By Colin Perkel THE CANADIAN PRESS
TORONTO — A former senior prison manager testified Wednesday that she was unaware of any orders given to guards about when to enter the cell of a teenager who choked herself to death as they watched.
In often halting testimony, Joanna Pauline told the Ashley Smith inquest she had no memory of management discussions about the issue.
Pauline, the former deputy warden of Grand Valley Institution in Kitchener, Ont., said she could not remember seeing a report in which a frontline officer fretted about a manager’s order to stay out of Smith’s cell as long as she was breathing.
“He should not have been giving that direction,” she testified.
Even though Smith, of Moncton, N.B., and P.E.I., was a high profile, high needs inmate, Pauline said she could barely remember meeting her in person, their conversations, or even whether the teen was polite.
Other witnesses have been fiercely critical of Pauline’s management style and approach to dealing with Smith, who was prone to self-harming.
In her evidence at the inquest in June, the chief psychologist at the prison, Cindy Lanigan, said Pauline badgered and denigrated underlings constantly in a “reign of terror.”

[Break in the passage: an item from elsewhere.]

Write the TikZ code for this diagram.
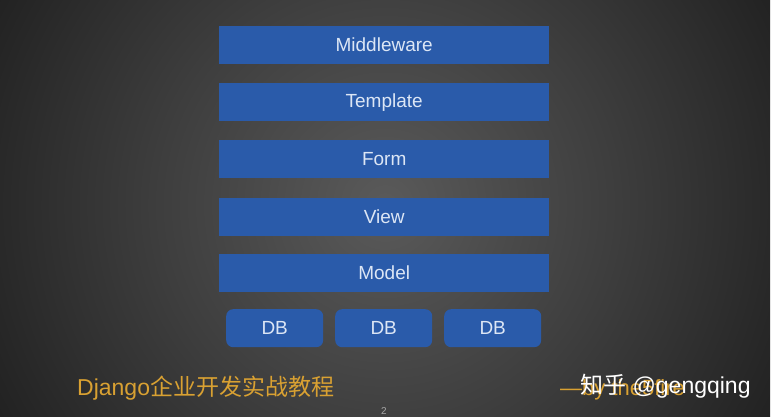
\documentclass[tikz,border=0pt]{standalone}
\usepackage{fontspec}
\setmainfont{Liberation Sans}
\newfontfamily\cjk{Noto Sans CJK SC}
\definecolor{boxblue}{HTML}{2A5BAA}
\definecolor{boxtext}{HTML}{DCE6F5}
\definecolor{footorange}{HTML}{D9A132}
\definecolor{bgin}{HTML}{5A5A5A}
\definecolor{bgmid}{HTML}{3E3E3E}
\definecolor{bgout}{HTML}{1E1E1E}
\pgfdeclareradialshading{bgshade}{\pgfpoint{0bp}{0bp}}{color(0bp)=(bgin); color(12bp)=(bgmid); color(25bp)=(bgout); color(50bp)=(bgout)}
\tikzset{
  layer/.style={fill=boxblue, draw=none, minimum width=330pt, minimum height=38pt,
    inner sep=0pt, text=boxtext, font=\fontsize{19}{22}\selectfont, anchor=north west},
  dbbox/.style={fill=boxblue, draw=none, rounded corners=7pt, minimum width=97pt,
    minimum height=38pt, inner sep=0pt, text=boxtext, font=\fontsize{19}{22}\selectfont, anchor=north west}
}
\begin{document}
\begin{tikzpicture}[x=1pt,y=-1pt]
\useasboundingbox (0,0) rectangle (774,420);
\fill[white] (0,0) rectangle (774,420);
\begin{scope}
\clip (0,0) rectangle (770,416);
\fill[bgout] (0,0) rectangle (770,416);
\shade[shading=bgshade] (385,205) circle (470);
\end{scope}
\node[layer] (mw) at (219,26) {Middleware};
\node[layer] (tp) at (219,83) {Template};
\node[layer] (fm) at (219,140) {Form};
\node[layer] (vw) at (219,198) {View};
\node[layer] (md) at (219,254) {Model};
\node[dbbox] (db1) at (226,309) {DB};
\node[dbbox] (db2) at (335,309) {DB};
\node[dbbox] (db3) at (444,309) {DB};
\node[anchor=base west, inner sep=0pt, text=footorange, font=\fontsize{23}{27}\selectfont] (title) at (77,395) {Django{\cjk 企业开发实战教程}};
\node[anchor=base west, inner sep=0pt, text=footorange, font=\fontsize{22}{26}\selectfont] (by) at (560,395) {—by the5fire};
\node[anchor=base west, inner sep=0pt, text=white, font=\fontsize{23}{27}\selectfont] (wm) at (580,393) {{\cjk 知乎} @gengqing};
\node[anchor=base, inner sep=0pt, text=gray!70, font=\fontsize{10}{12}\selectfont] (pg) at (384,414) {2};
\end{tikzpicture}
\end{document}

Lanigan also said Pauline pressed her to change recommendations on how best to keep the disturbed teen safe to align with those of correctional managers, who played down just how critical Smith’s situation was.
On the stand, Pauline displayed little of the self-described “dynamic and energetic individual” of her resume.
What she did recall was her fractured relationship with the warden, Cindy Berry, who cut her out of management meetings and called her an “administrative assistant” with no vision for the institution.
“I found that quite disrespectful of me,” Pauline said.
Pauline was intimately involved in discussions about how best to deal with Smith, who was prone to self-strangulation with ligatures and disruptive behaviour that taxed frontline guards. She did say she was told Smith was simply badly behaved and not mentally ill.
Yet she was unable to remember reports describing the teen as clearly showing the effects of suffocation or tell coroner’s counsel much about Smith’s self-harming.
“I think it was ligature use and head banging,” she said.
Asked about a guard’s report on Smith she reviewed prior to testifying, Pauline said:
“The part about her face was purple, that concerned me.”
Smith’s increasingly aberrant behaviour in segregation had drawn attention of higher-ups at regional and national headquarters.
In an email to Pauline in August 2007, as Smith returned to the prison for her second stay, Berry told her Grand Valley would be “under a great deal of scrutiny.”
“The commissioner has taken an active role in this case,” Berry wrote.
Pauline said she was “glad” at the interest because she believed it would mean more resources for the short-staffed prison.
Smith, 19, who had been shunted from prison to prison in the year prior to her death, strangled herself at Grand Valley in October 2007.
At the time of Smith’s death, senior management had sent 38 memos warning guards against unnecessary interventions.